Researchers have unearthed 200 large dinosaur footprints – said to be the biggest site of its kind in the UK – from two types of dinosaurs, thought to be the herbivorous cetiosaurus and the carnivorous megalosaurus. The longest trackways are 150 metres in length, and only part of the quarry has been excavated.
“This is one of the most impressive track sites I’ve ever seen, in terms of scale, in terms of size of the tracks,” Prof Kirsty Edgar, a micropalaeontologist from the University of Birmingham, told the BBC. “You can step back in time and get an idea of what it would have been like, these massive creatures just roaming around, going about their own business.”
In 1997, a trackway of megalosaurus footprints was discovered at Ardley quarry in Oxfordshire. Recollections of that discovery led Gary Johnson, a worker at Dewars Farm quarry, to consider whether bumps and dips he had found in the limestone floor there could be dinosaur footprints.
“I was basically clearing the clay and I hit a bump, and I thought it’s just an abnormality in the ground,” Johnson told the BBC. “But then it got to another, 3 metres along, and it was a hump again, and then it went another 3 metres, hump again.”
Over the summer a team of more than 100 scientists, students and volunteers joined an excavation at the site, which will feature on the TV series Digging for Britain next week.
The team found five trackways, four of which were believed to have been made by sauropods, plant-eating dinosaurs that walked on four legs. Another track is believed to have been created by a megalosaurus, a carnivorous dinosaur that walked on two legs.
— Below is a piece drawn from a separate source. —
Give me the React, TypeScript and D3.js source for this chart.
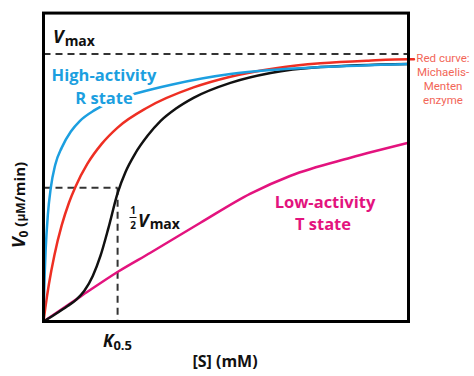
import React from "react";
import * as d3 from "d3";

// [S] values (arbitrary units, 0..10) and V0 (fraction of Vmax)
const blueS = [0, 0.02, 0.06, 0.12, 0.2, 0.32, 0.5, 0.75, 1.0, 1.4, 2.0, 2.58, 3.5, 5.12, 6.22, 7.59, 10];
const blueV = [0, 0.12, 0.27, 0.4, 0.5, 0.585, 0.65, 0.71, 0.75, 0.79, 0.83, 0.854, 0.885, 0.925, 0.94, 0.951, 0.963];

const redS = [0, 0.05, 0.15, 0.3, 0.5, 0.7, 0.88, 1.2, 1.6, 2.03, 2.85, 4.11, 5.12, 6.41, 7.59, 8.9, 10, 10.15];
const redV = [0, 0.051, 0.141, 0.249, 0.36, 0.445, 0.505, 0.589, 0.665, 0.725, 0.8, 0.875, 0.915, 0.948, 0.965, 0.975, 0.98, 0.98];

const blackS = [0, 0.33, 0.66, 0.9, 1.12, 1.35, 1.56, 1.78, 2.03, 2.25, 2.5, 2.85, 3.21, 3.62, 4.11, 5.12, 6.22, 7.59, 10];
const blackV = [0, 0.028, 0.058, 0.082, 0.115, 0.17, 0.245, 0.35, 0.48, 0.56, 0.625, 0.694, 0.75, 0.795, 0.836, 0.892, 0.929, 0.951, 0.963];

const magS = [0, 1.01, 2.05, 2.93, 4.3, 5.67, 6.77, 8.41, 10];
const magV = [0, 0.093, 0.187, 0.257, 0.369, 0.478, 0.545, 0.612, 0.668];

const VMAX = 1;
const K05 = 2.03;
const X_MAX = 10;
const Y_TOP = 1.153;

const redNote = ["Red curve:", "Michaelis-", "Menten", "enzyme"];

const BLUE = "#1c9fe0";
const RED = "#ee2f23";
const BLACK = "#111111";
const MAGENTA = "#e3137e";
const NOTE = "#f26658";
const FONT = "'Open Sans', 'Noto Sans', sans-serif";

export default function App() {
  const x = d3.scaleLinear().domain([0, X_MAX]).range([43.5, 408.5]);
  const y = d3.scaleLinear().domain([0, VMAX]).range([321.5, 54]);
  const line = d3
    .line<[number, number]>()
    .x((d) => x(d[0]))
    .y((d) => y(d[1]))
    .curve(d3.curveMonotoneX);
  const zip = (a: number[], b: number[]) => a.map((v, i) => [v, b[i]] as [number, number]);

  const halo = { paintOrder: "stroke", stroke: "#fff", strokeWidth: 6, strokeLinejoin: "round" as const };

  return (
    <svg
      width={474}
      height={376}
      style={{ position: "absolute", left: 0, top: 0, background: "#fff" }}
      fontFamily={FONT}
    >
      {/* dashed guides */}
      <g stroke="#333" strokeWidth={2} strokeDasharray="7,5" fill="none">
        <line x1={x(0)} x2={x(X_MAX)} y1={y(VMAX)} y2={y(VMAX)} />
        <line x1={x(0)} x2={x(K05)} y1={y(VMAX / 2)} y2={y(VMAX / 2)} />
        <line x1={x(K05)} x2={x(K05)} y1={y(VMAX / 2)} y2={y(0)} />
      </g>

      {/* curves */}
      <g fill="none" strokeWidth={2.5} strokeLinecap="round">
        <path d={line(zip(magS, magV)) || ""} stroke={MAGENTA} />
        <path d={line(zip(blackS, blackV)) || ""} stroke={BLACK} />
        <path d={line(zip(redS, redV)) || ""} stroke={RED} />
        <path d={line(zip(blueS, blueV)) || ""} stroke={BLUE} />
      </g>

      {/* frame */}
      <rect
        x={x(0)}
        y={y(Y_TOP)}
        width={x(X_MAX) - x(0)}
        height={y(0) - y(Y_TOP)}
        fill="none"
        stroke="#000"
        strokeWidth={3}
      />

      {/* Vmax label */}
      <text x={53} y={43} fontWeight={700} fill="#111">
        <tspan fontSize={18} fontStyle="italic">V</tspan>
        <tspan fontSize={14} dy={3} dx={1}>max</tspan>
      </text>

      {/* High-activity label */}
      <g fill={BLUE} fontWeight={700} fontSize={16.5} textAnchor="middle" style={halo}>
        <text x={104} y={81}>High-activity</text>
        <text x={104} y={104}>R state</text>
      </g>

      {/* Low-activity label */}
      <g fill={MAGENTA} fontWeight={700} fontSize={16.5} textAnchor="middle">
        <text x={325} y={208}>Low-activity</text>
        <text x={323} y={230}>T state</text>
      </g>

      {/* 1/2 Vmax */}
      <g fill="#111" fontWeight={700}>
        <text x={133} y={213.5} fontSize={10} textAnchor="middle">1</text>
        <line x1={129.5} x2={136.5} y1={217.5} y2={217.5} stroke="#111" strokeWidth={1} />
        <text x={133} y={228.5} fontSize={10} textAnchor="middle">2</text>
        <text x={138} y={227}>
          <tspan fontSize={18} fontStyle="italic">V</tspan>
          <tspan fontSize={14} dy={2} dx={1}>max</tspan>
        </text>
      </g>

      {/* K0.5 */}
      <text x={103} y={347} fill="#111" fontWeight={700}>
        <tspan fontSize={17} fontStyle="italic">K</tspan>
        <tspan fontSize={13} dy={3}>0.5</tspan>
      </text>

      {/* x axis title */}
      <text x={225} y={367} fill="#111" fontWeight={700} fontSize={16} textAnchor="middle">
        [S] (mM)
      </text>

      {/* y axis title */}
      <text
        transform="translate(25,205) rotate(-90)"
        fill="#111"
        fontWeight={700}
        textAnchor="middle"
      >
        <tspan fontSize={18} fontStyle="italic">V</tspan>
        <tspan fontSize={12} dy={3}>0</tspan>
        <tspan fontSize={15} dy={-3}> (</tspan>
        <tspan fontSize={12}>μM</tspan>
        <tspan fontSize={15}>/min)</tspan>
      </text>

      {/* red curve note */}
      <g fill={NOTE} fontSize={11.5} fontWeight={400} textAnchor="middle" fontFamily="Roboto, sans-serif">
        {redNote.map((t, i) => (
          <text key={t} x={443} y={62 + i * 14}>
            {t}
          </text>
        ))}
      </g>
    </svg>
  );
}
The latter was “almost like a caricature of a dinosaur footprint”, Dr Emma Nicholls, a vertebrate palaeontologist from the Oxford University Museum of Natural History, told the BBC. “It’s what we call a tridactyl print. It’s got these three toes that are very, very clear in the print. The whole animal would have been 6-9 metres in length. They were the largest predatory dinosaurs that we know of in the Jurassic period in Britain.”
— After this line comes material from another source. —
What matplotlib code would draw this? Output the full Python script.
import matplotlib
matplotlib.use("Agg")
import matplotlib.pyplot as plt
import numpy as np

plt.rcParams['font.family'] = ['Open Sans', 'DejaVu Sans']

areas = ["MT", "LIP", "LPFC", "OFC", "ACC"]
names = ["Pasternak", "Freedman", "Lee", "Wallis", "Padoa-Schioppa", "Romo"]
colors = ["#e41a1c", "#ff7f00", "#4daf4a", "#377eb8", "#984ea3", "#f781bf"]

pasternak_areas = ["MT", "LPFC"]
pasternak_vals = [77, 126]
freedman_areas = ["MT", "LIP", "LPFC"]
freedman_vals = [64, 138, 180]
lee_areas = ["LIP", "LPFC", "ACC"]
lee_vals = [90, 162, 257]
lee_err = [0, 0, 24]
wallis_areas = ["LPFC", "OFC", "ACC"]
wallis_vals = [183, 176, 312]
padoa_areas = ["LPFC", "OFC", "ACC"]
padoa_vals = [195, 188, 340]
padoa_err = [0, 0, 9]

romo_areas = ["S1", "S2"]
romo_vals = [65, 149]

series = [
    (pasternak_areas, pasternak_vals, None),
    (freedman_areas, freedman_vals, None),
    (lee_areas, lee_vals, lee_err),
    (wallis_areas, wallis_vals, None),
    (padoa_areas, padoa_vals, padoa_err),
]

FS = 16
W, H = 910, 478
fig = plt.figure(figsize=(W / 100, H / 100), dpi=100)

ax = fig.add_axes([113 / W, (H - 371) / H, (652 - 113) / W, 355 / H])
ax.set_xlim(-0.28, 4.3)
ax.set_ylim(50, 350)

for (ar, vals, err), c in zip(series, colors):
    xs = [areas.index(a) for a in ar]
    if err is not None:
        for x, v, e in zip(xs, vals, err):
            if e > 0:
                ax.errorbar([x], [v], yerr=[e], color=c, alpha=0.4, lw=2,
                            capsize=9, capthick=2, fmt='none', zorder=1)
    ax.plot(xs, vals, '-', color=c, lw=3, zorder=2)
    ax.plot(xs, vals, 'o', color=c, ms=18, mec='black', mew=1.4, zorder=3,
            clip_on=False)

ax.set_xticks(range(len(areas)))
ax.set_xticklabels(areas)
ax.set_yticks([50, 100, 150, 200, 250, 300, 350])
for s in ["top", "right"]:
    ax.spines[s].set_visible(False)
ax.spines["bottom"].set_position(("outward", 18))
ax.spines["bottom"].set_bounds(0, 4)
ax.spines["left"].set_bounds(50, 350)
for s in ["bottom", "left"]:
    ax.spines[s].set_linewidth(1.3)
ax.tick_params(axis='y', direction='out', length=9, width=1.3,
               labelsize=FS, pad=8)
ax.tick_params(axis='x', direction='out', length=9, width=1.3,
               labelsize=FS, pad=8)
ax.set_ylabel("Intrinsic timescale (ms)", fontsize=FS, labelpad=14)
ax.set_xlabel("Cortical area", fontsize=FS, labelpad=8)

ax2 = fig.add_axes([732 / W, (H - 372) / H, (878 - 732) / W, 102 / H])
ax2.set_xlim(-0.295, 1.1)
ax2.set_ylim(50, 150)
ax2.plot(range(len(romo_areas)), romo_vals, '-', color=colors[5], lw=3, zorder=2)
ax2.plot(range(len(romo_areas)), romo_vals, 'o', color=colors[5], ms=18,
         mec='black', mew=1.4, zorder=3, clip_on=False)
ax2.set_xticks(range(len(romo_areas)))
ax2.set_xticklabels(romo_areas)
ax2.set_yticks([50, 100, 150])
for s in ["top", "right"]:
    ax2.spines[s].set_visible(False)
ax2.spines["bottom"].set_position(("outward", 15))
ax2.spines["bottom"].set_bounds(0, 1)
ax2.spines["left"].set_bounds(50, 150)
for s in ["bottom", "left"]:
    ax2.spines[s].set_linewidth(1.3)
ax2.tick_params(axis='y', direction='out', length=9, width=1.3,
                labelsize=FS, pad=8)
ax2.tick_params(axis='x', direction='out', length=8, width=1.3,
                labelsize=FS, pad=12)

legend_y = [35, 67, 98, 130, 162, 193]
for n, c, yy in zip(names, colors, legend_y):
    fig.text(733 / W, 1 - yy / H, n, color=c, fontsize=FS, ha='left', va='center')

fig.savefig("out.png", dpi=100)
The trackways were studied in detail during the excavation, and casts of the tracks were made and more than 20,000 photographs taken, to create 3D models of the entire site and individual footprints.
Prof Richard Butler, a palaeobiologist at the University of Birmingham, said dinosaur footprints provided a snapshot of the life of the animal, including how they moved and the environment in which they lived – information that would not be available from the bone fossil record alone.
Why these particular trackways were preserved remains unknown. “Something must have happened to preserve these in the fossil record,” Butler said. “We don’t know exactly what, but it might be that there was a storm event that came in, deposited a load of sediments on top of the footprints, and meant that they were preserved rather than just being washed away.”